We know dating back to 1931 when the first federal minimum wage laws were enacted that those hurt most by minimum wage legislation are the ones its proponents thought they were going to help. According to Bureau of Labor Statistics -- data prior to 1931 is extrapolated from employment statistics and not generated by the new department of labor -- black youth unemployment was lower than white youth unemployment in the lowest quintile of wage earners for the 10 years leading up to the Great Depression. It was not until the first federal minimum wage law was enacted in 1931 that black unemployment skyrocketed -- today being twice as high as the national average in the 18-25 age group.
Labor Department data, empiric observation and economic theory all argue against a minimum wage and argue for an apprentice or starting wage. The idea that a minimum wage should be working or subsistence wage is also fallacious.
I cite the Department of Labor, Congressional Budget Office, and Heritage Foundation and American Enterprise statistics when I try to hone down on who earns the minimum wage.
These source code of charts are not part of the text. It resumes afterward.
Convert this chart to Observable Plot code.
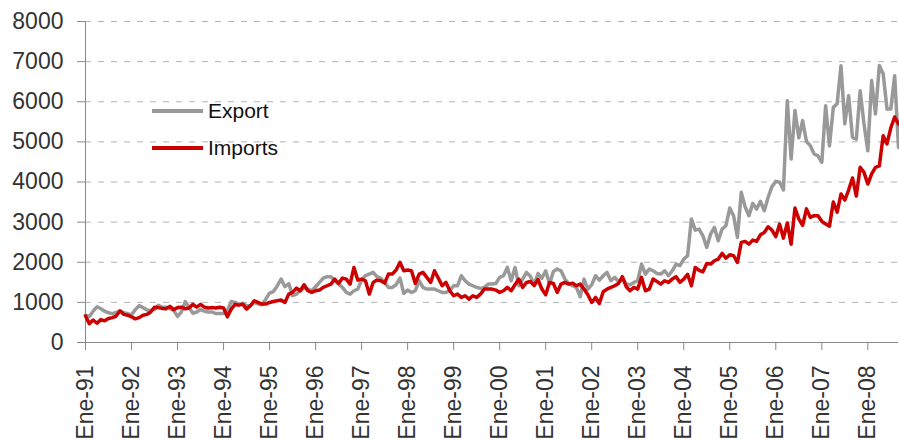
<!DOCTYPE html>
<html>
<head>
<meta charset="utf-8">
<script src="https://cdn.jsdelivr.net/npm/d3@7"></script>
<script src="https://cdn.jsdelivr.net/npm/@observablehq/plot@0.6"></script>
<style>
  html, body { margin: 0; padding: 0; background: #fff; }
  #wrap { position: relative; width: 899px; height: 443px; font-family: "Liberation Sans", Arial, sans-serif; }
  .legend { position: absolute; left: 152px; height: 24px; line-height: 24px; font-size: 21px; color: #111; display: flex; align-items: center; }
  .legend .sw { display: inline-block; width: 51px; height: 4px; margin-right: 5px; }
  #wrap g[aria-label^="x-axis"] line, #wrap g[aria-label^="x-axis"] path,
  #wrap g[aria-label^="y-axis"] line, #wrap g[aria-label^="y-axis"] path { stroke: #888 !important; }
</style>
</head>
<body>
<div id="wrap">
  <div class="legend" style="top:98.5px"><span class="sw" style="background:#999999"></span>Export</div>
  <div class="legend" style="top:136px"><span class="sw" style="background:#cc0000"></span>Imports</div>
</div>
<script>
// Monthly series, Jan 1991 .. Sep 2008
const exportVals = [
  680, 650, 780, 890, 840, 780, 740, 720, 750, 780, 740, 720,          // 1991
  690, 820, 920, 870, 810, 800, 820, 930, 880, 880, 850, 800,          // 1992
  650, 760, 1020, 880, 730, 760, 820, 780, 760, 760, 720, 720,         // 1993
  720, 800, 1020, 1000, 950, 970, 915, 915, 1000, 960, 940, 1080,      // 1994
  1230, 1270, 1410, 1580, 1390, 1470, 1165, 1206, 1290, 1356, 1331, 1290, // 1995
  1390, 1497, 1605, 1640, 1640, 1540, 1456, 1373, 1248, 1206, 1290, 1331, // 1996
  1555, 1664, 1705, 1747, 1640, 1605, 1497, 1373, 1373, 1440, 1605, 1223, // 1997
  1306, 1248, 1290, 1539, 1373, 1331, 1331, 1331, 1290, 1248, 1248, 1290, // 1998
  1414, 1414, 1664, 1539, 1456, 1414, 1373, 1348, 1373, 1456, 1456, 1472, // 1999
  1622, 1664, 1871, 1539, 1871, 1414, 1580, 1747, 1650, 1450, 1720, 1600, // 2000
  1788, 1456, 1772, 1830, 1788, 1580, 1470, 1414, 1373, 1140, 1580, 1331, // 2001
  1440, 1664, 1555, 1664, 1747, 1539, 1622, 1522, 1580, 1456, 1440, 1497, // 2002
  1539, 1955, 1705, 1830, 1788, 1722, 1705, 1788, 1664, 1788, 1955, 1913, // 2003
  2079, 2162, 3080, 2800, 2827, 2660, 2370, 2702, 2868, 2536, 2827, 2910, // 2004
  3350, 3159, 2619, 3742, 3384, 3159, 3467, 3326, 3517, 3284, 3617, 3884, // 2005
  4016, 3992, 3800, 6028, 4573, 5779, 5100, 5529, 5010, 4906, 4698, 4650, // 2006
  4490, 5900, 4900, 5860, 5950, 6900, 5450, 6153, 5113, 5070, 6277, 5446, // 2007
  4781, 6527, 5696, 6901, 6700, 5820, 5820, 6650, 4860                    // 2008
];
const importVals = [
  660, 470, 560, 480, 570, 540, 600, 620, 660, 790, 700, 680,          // 1991
  640, 590, 620, 680, 700, 760, 880, 870, 850, 840, 900, 820,          // 1992
  870, 880, 840, 860, 950, 880, 950, 880, 860, 870, 860, 880,          // 1993
  860, 640, 830, 950, 930, 957, 832, 915, 1040, 998, 957, 957,         // 1994
  998, 1023, 1040, 1057, 998, 1206, 1248, 1356, 1290, 1440, 1290, 1248, // 1995
  1290, 1306, 1373, 1414, 1456, 1580, 1472, 1605, 1580, 1456, 1871, 1555, // 1996
  1580, 1539, 1206, 1497, 1555, 1539, 1480, 1705, 1705, 1805, 1996, 1788, // 1997
  1805, 1788, 1472, 1705, 1747, 1622, 1497, 1788, 1605, 1414, 1497, 1290, // 1998
  1165, 1206, 1123, 1165, 1082, 1165, 1123, 1206, 1331, 1331, 1331, 1306, // 1999
  1248, 1290, 1373, 1290, 1440, 1580, 1373, 1497, 1520, 1420, 1570, 1331, // 2000
  1190, 1497, 1470, 1248, 1456, 1497, 1456, 1480, 1414, 1456, 1331, 1190, // 2001
  998, 1123, 973, 1265, 1331, 1373, 1414, 1470, 1640, 1390, 1289, 1373,   // 2002
  1331, 1622, 1289, 1331, 1580, 1522, 1456, 1539, 1497, 1580, 1640, 1500, // 2003
  1580, 1700, 1414, 1871, 1800, 1760, 1970, 1954, 2037, 2079, 2220, 2100, // 2004
  2186, 2162, 1996, 2494, 2519, 2452, 2552, 2519, 2685, 2743, 2885, 2802, // 2005
  2636, 2950, 2600, 2980, 2450, 3350, 3080, 2920, 3330, 3118, 3160, 3160, // 2006
  3020, 2952, 2900, 3500, 3250, 3700, 3550, 3800, 4100, 3650, 4365, 4240, // 2007
  3950, 4200, 4365, 4400, 5150, 4950, 5350, 5620, 5450                    // 2008
];
const tickLabels = ["Ene-91","Ene-92","Ene-93","Ene-94","Ene-95","Ene-96","Ene-97","Ene-98","Ene-99",
                    "Ene-00","Ene-01","Ene-02","Ene-03","Ene-04","Ene-05","Ene-06","Ene-07","Ene-08"];
const yTicks = [0, 1000, 2000, 3000, 4000, 5000, 6000, 7000, 8000];
const seriesNames = ["Export", "Imports"];

const rows = exportVals.map((v, i) => ({i, exp: v, imp: importVals[i]}));

const chart = Plot.plot({
  width: 899,
  height: 443,
  marginLeft: 85,
  marginRight: 1,
  marginTop: 21,
  marginBottom: 101,
  style: {fontFamily: '"Liberation Sans", Arial, sans-serif', fontSize: "23px", color: "#333", background: "#fff", overflow: "visible"},
  x: {domain: [0, exportVals.length - 1], ticks: tickLabels.map((d, k) => k * 12), tickFormat: v => tickLabels[Math.round(v / 12)],
      tickRotate: -90, tickSize: 8, tickPadding: 15, label: null},
  y: {domain: [0, 8000], ticks: yTicks, tickSize: 8, tickPadding: 14, label: null, tickFormat: d => String(d)},
  marks: [
    Plot.ruleY(yTicks.filter(d => d > 0), {stroke: "#b3b3b3", strokeDasharray: "6,7", strokeWidth: 1}),
    Plot.ruleY([0], {stroke: "#888"}),
    Plot.ruleX([0], {stroke: "#888"}),
    Plot.line(rows, {x: "i", y: "exp", stroke: "#999999", strokeWidth: 3.5}),
    Plot.line(rows, {x: "i", y: "imp", stroke: "#cc0000", strokeWidth: 3.5})
  ]
});
document.getElementById("wrap").prepend(chart);
</script>
</body>
</html>
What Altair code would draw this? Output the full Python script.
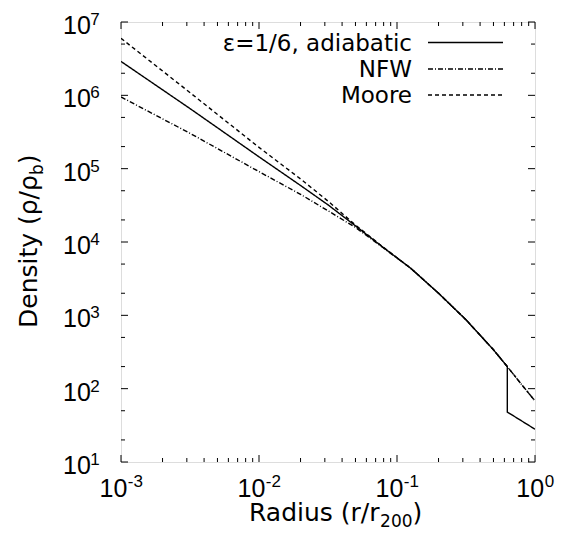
import altair as alt
import pandas as pd

# ---------------- data ----------------
radius = [0.001, 0.0032, 0.01, 0.02, 0.032, 0.05, 0.079, 0.126, 0.2, 0.316, 0.5, 0.63, 0.79, 1.0]
rho_nfw = [9.5e5, 3.0e5, 9.1e4, 4.47e4, 2.63e4, 1.58e4, 8.4e3, 4.37e3, 2.0e3, 871, 339, 200, 117, 68]
rho_moore = [6.0e6, 1.07e6, 1.95e5, 7.24e4, 3.55e4, 1.70e4, 8.6e3, 4.37e3, 2.0e3, 871, 339, 200, 117, 68]
radius_adiab = [0.001, 0.0032, 0.01, 0.02, 0.032, 0.05, 0.079, 0.126, 0.2, 0.316, 0.5, 0.63, 0.63, 1.0]
rho_adiab = [2.9e6, 6.5e5, 1.45e5, 5.9e4, 3.16e4, 1.66e4, 8.5e3, 4.37e3, 2.0e3, 871, 339, 200, 48, 28]

series = ["ε=1/6, adiabatic", "NFW", "Moore"]

x_major = [0.001, 0.01, 0.1, 1.0]
x_exp = ["-3", "-2", "-1", "0"]
x_minor = [m * 10.0 ** e for e in (-3, -2, -1) for m in range(2, 10)]
y_major = [1e1, 1e2, 1e3, 1e4, 1e5, 1e6, 1e7]
y_exp = ["1", "2", "3", "4", "5", "6", "7"]
y_minor = [m * 10.0 ** k for k in range(1, 7) for m in (2, 5)]

# ---------------- layout ----------------
W, H = 414, 440
TICK_FONT = "Liberation Sans"
TITLE_FONT = "DejaVu Sans"

DJ = {" ": .318, "(": .390, ")": .390, "/": .337, ",": .318, "=": .838,
      "a": .613, "b": .635, "c": .550, "d": .635, "e": .615, "i": .278, "n": .634,
      "o": .612, "r": .411, "s": .521, "t": .392, "u": .634, "y": .592,
      "D": .770, "R": .695, "N": .748, "F": .575, "W": .989, "M": .863,
      "ρ": .635, "ε": .541}
for d in "0123456789":
    DJ[d] = .636


def tw(s, size):
    return sum(DJ.get(c, .6) for c in s) * size


rows = []
for i, (r, v) in enumerate(zip(radius_adiab, rho_adiab)):
    rows.append({"r": r, "rho": v, "s": series[0], "o": i})
for i, (r, v) in enumerate(zip(radius, rho_nfw)):
    rows.append({"r": r, "rho": v, "s": series[1], "o": i})
for i, (r, v) in enumerate(zip(radius, rho_moore)):
    rows.append({"r": r, "rho": v, "s": series[2], "o": i})
df = pd.DataFrame(rows)

xs = alt.Scale(type="log", domain=[1e-3, 1], nice=False)
ys = alt.Scale(type="log", domain=[10, 1e7], nice=False)
dashes = [[1, 0], [5, 2, 1, 2], [4, 3]]

lines = alt.Chart(df).mark_line(color="black", strokeWidth=1.4, clip=True).encode(
    x=alt.X("r:Q", scale=xs, axis=None),
    y=alt.Y("rho:Q", scale=ys, axis=None),
    strokeDash=alt.StrokeDash("s:N", scale=alt.Scale(domain=series, range=dashes), legend=None),
    detail="s:N",
    order="o:Q",
)


def xticks(vals, y0, y1):
    return alt.Chart(pd.DataFrame({"v": vals})).mark_rule(color="black", strokeWidth=1).encode(
        x=alt.X("v:Q", scale=xs, axis=None), y=alt.value(y0), y2=alt.value(y1))


def yticks(vals, x0, x1):
    return alt.Chart(pd.DataFrame({"v": vals})).mark_rule(color="black", strokeWidth=1).encode(
        y=alt.Y("v:Q", scale=ys, axis=None), x=alt.value(x0), x2=alt.value(x1))


MAJ, MIN = 7, 4
ticks = [
    xticks(x_major, H, H - MAJ), xticks(x_minor, H, H - MIN),
    xticks(x_major, 0, MAJ), xticks(x_minor, 0, MIN),
    yticks(y_major, 0, MAJ), yticks(y_minor, 0, MIN),
    yticks(y_major, W, W - MAJ), yticks(y_minor, W, W - MIN),
]

# tick labels 10^n
BASE, EXPS = 25, 17
w10 = 1.112 * BASE
xl = pd.DataFrame({"v": x_major, "exp": x_exp})
labels = []
for cond, ewidth in (("datum.exp != '0'", (0.333 + 0.556) * EXPS), ("datum.exp == '0'", 0.556 * EXPS)):
    shift = w10 - (w10 + ewidth) / 2
    labels.append(alt.Chart(xl).transform_filter(cond).mark_text(
        font=TICK_FONT, fontSize=BASE, align="right", baseline="alphabetic", dx=shift, color="black"
    ).encode(x=alt.X("v:Q", scale=xs, axis=None), y=alt.value(H + 35), text=alt.value("10")))
    labels.append(alt.Chart(xl).transform_filter(cond).mark_text(
        font=TICK_FONT, fontSize=EXPS, align="left", baseline="alphabetic", dx=shift + 0.5, color="black"
    ).encode(x=alt.X("v:Q", scale=xs, axis=None), y=alt.value(H + 25), text="exp:N"))

yl = pd.DataFrame({"v": y_major, "exp": y_exp})
labels.append(alt.Chart(yl).mark_text(
    font=TICK_FONT, fontSize=BASE, align="left", baseline="alphabetic", dy=12, color="black"
).encode(y=alt.Y("v:Q", scale=ys, axis=None), x=alt.value(-58), text=alt.value("10")))
labels.append(alt.Chart(yl).mark_text(
    font=TICK_FONT, fontSize=EXPS, align="left", baseline="alphabetic", dy=3, color="black"
).encode(y=alt.Y("v:Q", scale=ys, axis=None), x=alt.value(-58 + w10 - 0.5), text="exp:N"))

# axis titles with sub-scripts
TS, SS = 25, 17
one = pd.DataFrame({"k": [0]})


def txt(s, x, y, size, angle=0, align="left"):
    return alt.Chart(one).mark_text(
        text=s, font=TITLE_FONT, fontSize=size, align=align, baseline="alphabetic",
        angle=angle, color="black").encode(x=alt.value(x), y=alt.value(y))


xt_main, xt_sub, xt_end = "Radius (r/r", "200", ")"
x0 = 128
titles = [
    txt(xt_main, x0, H + 59, TS),
    txt(xt_sub, x0 + tw(xt_main, TS), H + 65, SS),
    txt(xt_end, x0 + tw(xt_main, TS) + tw(xt_sub, SS), H + 59, TS),
]
yt_main, yt_sub, yt_end = "Density (ρ/ρ", "b", ")"
bx, by = -84, 306
titles += [
    txt(yt_main, bx, by, TS, angle=270),
    txt(yt_sub, bx + 6, by - tw(yt_main, TS), SS, angle=270),
    txt(yt_end, bx, by - tw(yt_main, TS) - tw(yt_sub, SS), TS, angle=270),
]

# key (gnuplot style: label then sample)
LF = 23
key_rows = [20.5, 47, 73]
key = []
for name, dash, yy in zip(series, dashes, key_rows):
    key.append(alt.Chart(one).mark_text(
        text=name, font=TITLE_FONT, fontSize=LF, align="right", baseline="alphabetic", color="black"
    ).encode(x=alt.value(291), y=alt.value(yy + 8)))
    key.append(alt.Chart(one).mark_rule(color="black", strokeWidth=1.5, strokeDash=dash).encode(
        x=alt.value(307), x2=alt.value(382), y=alt.value(yy)))

chart = alt.layer(lines, *ticks, *labels, *titles, *key).properties(
    width=W, height=H,
    autosize=alt.AutoSizeParams(type="none"),
    padding={"left": 113, "top": 14, "right": 20, "bottom": 72},
).configure_view(stroke="black", strokeWidth=1.2).configure(background="white")

chart.save("out.html", embed_options={"renderer": "svg", "actions": False})
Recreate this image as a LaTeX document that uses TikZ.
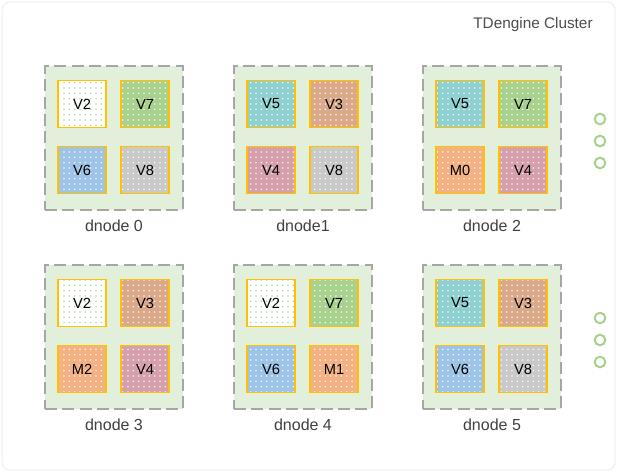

Our latest data come from 2011-2012 statistics. In those years, 3.7 million people worked for a minimum wage of $7.25. These numbers include people who earn tips and off-the-books income, like people working in food services, agriculture workers and small businesses like professional offices.
Recent articles in The New York Times and Wall Street Journal point out when these minimum wages are reconciled with tip income, the workers actually make more than when the minimum wage is increased and tips are excluded. In Seattle, waiters and bussers are petitioning for lowering the new mandatory increase in minimum wages because their tip income and thus their gross income has decreased.
Some screen actors in Los Angeles have made a similar request of city fathers for a waiver of the minimum wage because either their income has lessened or their jobs are being cut.
Younger wage earners less than 25 years old make up 62 percent of minimum wage earners. Their average family income is $62,900 annually, and only 22 percent live at or below the federal poverty level. More than half work part-time jobs, more than 60 percent are women and only 5 percent are married. Over 60 percent are in school or job training programs.
Older workers -- those above 35 years -- tell a different story. They are less likely to live in dual income homes, their average income is $42,000 annually, 25 percent live below the poverty level and more than 40 percent are married.
Minimum wage earners for the most part are young part time workers who don’t have families and are not the sole wage earners in their homes. Their average family income is 3-4 times the federal poverty level.
A rise in minimum wage raises pay for mostly suburban teenagers, not the working poor. The corollary to this is that increasing the minimum wage will have very little impact on helping single-income parents rise out of poverty. Only 4 percent of minimum wage workers are single parents working full time, very close to the 5.6 percent number for all workers.
Low wages are not the cause of poverty because the vast majority of those living in poverty don’t work for a minimum wage.
By placing a floor price on wages, we exclude entry level workers from the opportunity for an apprentice wage and thus an opportunity for upward mobility.